• PROBLEM TO WORK ON: A precise retyping is required of every line from the one containing "Convert this chart" down to the one containing "0.179, 0.159, 0.291];", both included, and of no other line.

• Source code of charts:
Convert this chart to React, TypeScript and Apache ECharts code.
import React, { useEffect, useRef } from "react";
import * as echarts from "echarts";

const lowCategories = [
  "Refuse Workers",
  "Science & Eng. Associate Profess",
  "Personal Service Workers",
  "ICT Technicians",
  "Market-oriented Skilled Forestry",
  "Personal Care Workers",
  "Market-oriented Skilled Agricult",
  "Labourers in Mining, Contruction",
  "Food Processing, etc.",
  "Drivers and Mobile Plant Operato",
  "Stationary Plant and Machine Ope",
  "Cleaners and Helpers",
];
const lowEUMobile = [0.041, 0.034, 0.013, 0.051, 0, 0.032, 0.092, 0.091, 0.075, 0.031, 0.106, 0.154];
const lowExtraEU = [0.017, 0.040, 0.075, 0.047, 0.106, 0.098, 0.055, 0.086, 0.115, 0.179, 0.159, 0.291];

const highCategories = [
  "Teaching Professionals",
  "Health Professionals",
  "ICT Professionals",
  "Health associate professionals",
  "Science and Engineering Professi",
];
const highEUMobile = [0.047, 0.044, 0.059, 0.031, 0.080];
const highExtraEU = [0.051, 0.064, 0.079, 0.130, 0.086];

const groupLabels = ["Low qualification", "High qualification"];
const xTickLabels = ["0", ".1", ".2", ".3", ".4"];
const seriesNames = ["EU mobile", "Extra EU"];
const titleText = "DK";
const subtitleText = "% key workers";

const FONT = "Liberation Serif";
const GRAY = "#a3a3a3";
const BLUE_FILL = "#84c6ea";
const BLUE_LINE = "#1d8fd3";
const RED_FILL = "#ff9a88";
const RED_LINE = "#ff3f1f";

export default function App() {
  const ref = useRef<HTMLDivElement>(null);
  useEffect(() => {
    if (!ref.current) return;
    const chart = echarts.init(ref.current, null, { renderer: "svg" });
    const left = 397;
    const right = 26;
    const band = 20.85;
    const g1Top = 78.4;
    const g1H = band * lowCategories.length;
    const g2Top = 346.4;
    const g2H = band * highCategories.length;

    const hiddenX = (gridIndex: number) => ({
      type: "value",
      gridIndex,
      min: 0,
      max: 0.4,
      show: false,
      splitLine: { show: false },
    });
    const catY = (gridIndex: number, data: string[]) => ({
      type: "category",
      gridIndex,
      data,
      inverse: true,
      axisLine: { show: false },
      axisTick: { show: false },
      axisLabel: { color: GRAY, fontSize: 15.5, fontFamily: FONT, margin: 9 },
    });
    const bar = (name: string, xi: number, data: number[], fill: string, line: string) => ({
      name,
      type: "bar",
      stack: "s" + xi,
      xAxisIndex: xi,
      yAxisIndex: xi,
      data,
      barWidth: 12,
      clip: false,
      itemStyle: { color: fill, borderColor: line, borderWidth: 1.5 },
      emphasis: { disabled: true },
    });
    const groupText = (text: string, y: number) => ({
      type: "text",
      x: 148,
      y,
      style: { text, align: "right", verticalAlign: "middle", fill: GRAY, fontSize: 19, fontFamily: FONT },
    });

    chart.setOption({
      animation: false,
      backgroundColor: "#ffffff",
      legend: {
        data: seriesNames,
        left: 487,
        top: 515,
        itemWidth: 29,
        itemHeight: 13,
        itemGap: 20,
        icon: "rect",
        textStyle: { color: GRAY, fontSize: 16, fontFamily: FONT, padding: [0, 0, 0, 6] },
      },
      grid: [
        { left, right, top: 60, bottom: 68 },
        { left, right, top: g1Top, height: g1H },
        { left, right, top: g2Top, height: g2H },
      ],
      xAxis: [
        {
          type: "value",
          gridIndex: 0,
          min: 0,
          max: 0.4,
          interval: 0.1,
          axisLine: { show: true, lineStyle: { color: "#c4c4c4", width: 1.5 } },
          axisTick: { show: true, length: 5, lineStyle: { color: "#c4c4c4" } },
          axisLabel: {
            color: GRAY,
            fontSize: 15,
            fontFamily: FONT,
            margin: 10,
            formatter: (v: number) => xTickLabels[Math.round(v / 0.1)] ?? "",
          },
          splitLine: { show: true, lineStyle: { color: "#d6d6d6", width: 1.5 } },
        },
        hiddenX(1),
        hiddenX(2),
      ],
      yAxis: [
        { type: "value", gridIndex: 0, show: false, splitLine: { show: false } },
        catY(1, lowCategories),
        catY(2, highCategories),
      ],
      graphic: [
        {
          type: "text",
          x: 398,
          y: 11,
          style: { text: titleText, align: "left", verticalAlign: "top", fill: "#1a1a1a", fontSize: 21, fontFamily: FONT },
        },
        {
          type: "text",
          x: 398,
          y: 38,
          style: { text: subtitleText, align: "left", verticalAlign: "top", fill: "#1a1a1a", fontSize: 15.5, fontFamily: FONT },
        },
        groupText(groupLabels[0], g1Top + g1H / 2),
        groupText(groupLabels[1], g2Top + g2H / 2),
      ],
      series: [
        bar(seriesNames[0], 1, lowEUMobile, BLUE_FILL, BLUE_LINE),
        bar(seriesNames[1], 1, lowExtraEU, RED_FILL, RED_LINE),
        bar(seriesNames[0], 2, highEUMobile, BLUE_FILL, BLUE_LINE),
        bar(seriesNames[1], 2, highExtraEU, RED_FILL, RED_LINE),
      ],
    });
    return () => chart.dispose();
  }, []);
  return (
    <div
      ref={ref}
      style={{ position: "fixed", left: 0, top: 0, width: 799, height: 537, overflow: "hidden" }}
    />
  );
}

---

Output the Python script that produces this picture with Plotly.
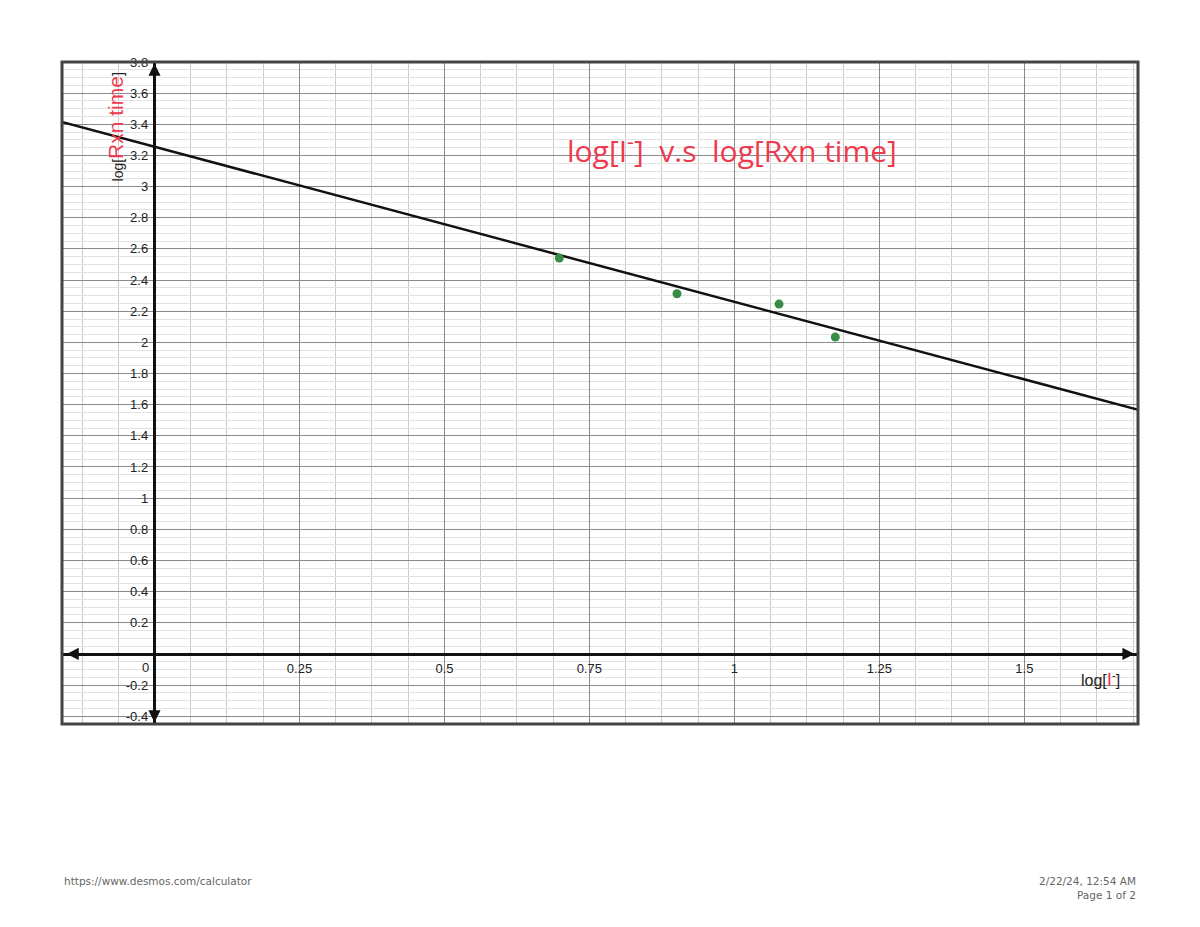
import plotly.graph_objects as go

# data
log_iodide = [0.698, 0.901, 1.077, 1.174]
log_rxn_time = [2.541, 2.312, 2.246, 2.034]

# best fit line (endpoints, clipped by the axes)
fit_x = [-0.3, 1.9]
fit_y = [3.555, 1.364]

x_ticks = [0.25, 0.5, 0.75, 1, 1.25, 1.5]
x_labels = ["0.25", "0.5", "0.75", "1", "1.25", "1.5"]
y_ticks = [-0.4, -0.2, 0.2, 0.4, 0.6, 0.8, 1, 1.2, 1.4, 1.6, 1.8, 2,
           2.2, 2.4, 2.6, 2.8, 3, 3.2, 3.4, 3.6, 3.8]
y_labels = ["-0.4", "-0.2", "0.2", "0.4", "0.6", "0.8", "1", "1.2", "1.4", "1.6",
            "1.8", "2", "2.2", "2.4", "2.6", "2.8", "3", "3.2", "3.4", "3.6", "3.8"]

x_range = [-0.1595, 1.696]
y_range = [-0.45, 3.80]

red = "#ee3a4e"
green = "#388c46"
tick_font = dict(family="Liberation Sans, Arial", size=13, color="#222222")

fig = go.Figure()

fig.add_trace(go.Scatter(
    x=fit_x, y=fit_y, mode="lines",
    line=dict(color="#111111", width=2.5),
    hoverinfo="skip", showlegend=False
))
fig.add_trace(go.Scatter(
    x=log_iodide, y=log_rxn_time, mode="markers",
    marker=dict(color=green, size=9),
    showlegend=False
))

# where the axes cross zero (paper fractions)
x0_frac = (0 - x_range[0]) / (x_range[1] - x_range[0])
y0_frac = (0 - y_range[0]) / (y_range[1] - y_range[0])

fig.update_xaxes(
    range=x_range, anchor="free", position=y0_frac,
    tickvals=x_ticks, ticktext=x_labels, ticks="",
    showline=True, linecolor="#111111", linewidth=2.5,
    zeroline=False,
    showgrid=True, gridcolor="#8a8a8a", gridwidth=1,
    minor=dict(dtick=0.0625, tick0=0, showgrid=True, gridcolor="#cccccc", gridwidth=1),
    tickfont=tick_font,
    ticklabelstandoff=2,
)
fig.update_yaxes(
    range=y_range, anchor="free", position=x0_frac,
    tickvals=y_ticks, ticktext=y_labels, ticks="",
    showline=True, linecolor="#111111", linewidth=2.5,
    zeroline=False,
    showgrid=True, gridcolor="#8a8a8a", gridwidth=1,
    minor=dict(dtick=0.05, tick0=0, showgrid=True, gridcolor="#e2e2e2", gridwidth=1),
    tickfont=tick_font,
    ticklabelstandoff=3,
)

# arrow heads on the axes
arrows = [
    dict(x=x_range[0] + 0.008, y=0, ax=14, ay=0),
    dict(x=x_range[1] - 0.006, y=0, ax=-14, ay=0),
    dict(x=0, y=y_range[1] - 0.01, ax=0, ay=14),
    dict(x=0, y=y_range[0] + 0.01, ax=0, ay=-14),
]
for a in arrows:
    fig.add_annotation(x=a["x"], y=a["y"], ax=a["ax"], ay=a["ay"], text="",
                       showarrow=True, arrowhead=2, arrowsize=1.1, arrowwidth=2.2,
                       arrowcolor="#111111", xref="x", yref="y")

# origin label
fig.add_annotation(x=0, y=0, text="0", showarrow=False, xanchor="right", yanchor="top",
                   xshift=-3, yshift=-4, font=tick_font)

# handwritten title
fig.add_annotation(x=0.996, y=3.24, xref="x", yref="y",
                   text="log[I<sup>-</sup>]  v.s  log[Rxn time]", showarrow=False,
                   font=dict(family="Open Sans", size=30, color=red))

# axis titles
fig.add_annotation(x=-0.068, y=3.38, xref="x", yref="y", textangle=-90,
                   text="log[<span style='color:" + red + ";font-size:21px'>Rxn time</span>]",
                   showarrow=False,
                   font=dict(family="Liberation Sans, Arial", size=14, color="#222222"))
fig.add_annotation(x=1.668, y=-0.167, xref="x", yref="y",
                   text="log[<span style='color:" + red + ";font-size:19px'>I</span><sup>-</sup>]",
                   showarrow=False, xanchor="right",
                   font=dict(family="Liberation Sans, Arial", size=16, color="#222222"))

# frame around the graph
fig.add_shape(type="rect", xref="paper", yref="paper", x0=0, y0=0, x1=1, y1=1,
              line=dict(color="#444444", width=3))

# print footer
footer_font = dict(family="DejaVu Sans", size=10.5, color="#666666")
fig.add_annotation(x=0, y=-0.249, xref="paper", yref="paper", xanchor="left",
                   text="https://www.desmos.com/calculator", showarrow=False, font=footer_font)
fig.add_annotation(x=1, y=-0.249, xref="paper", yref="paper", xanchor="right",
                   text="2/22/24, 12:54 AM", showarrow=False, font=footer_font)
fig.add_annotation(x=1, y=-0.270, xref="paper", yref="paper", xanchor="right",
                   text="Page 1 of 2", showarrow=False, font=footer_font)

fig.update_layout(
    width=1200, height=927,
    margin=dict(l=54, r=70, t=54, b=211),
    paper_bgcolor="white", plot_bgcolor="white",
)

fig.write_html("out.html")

• THE SOLUTION:
Convert this chart to React, TypeScript and Apache ECharts code.
import React, { useEffect, useRef } from "react";
import * as echarts from "echarts";

const lowCategories = [
  "Refuse Workers",
  "Science & Eng. Associate Profess",
  "Personal Service Workers",
  "ICT Technicians",
  "Market-oriented Skilled Forestry",
  "Personal Care Workers",
  "Market-oriented Skilled Agricult",
  "Labourers in Mining, Contruction",
  "Food Processing, etc.",
  "Drivers and Mobile Plant Operato",
  "Stationary Plant and Machine Ope",
  "Cleaners and Helpers",
];
const lowEUMobile = [0.041, 0.034, 0.013, 0.051, 0, 0.032, 0.092, 0.091, 0.075, 0.031, 0.106, 0.154];
const lowExtraEU = [0.017, 0.040, 0.075, 0.047, 0.106, 0.098, 0.055, 0.086, 0.115, 0.179, 0.159, 0.291];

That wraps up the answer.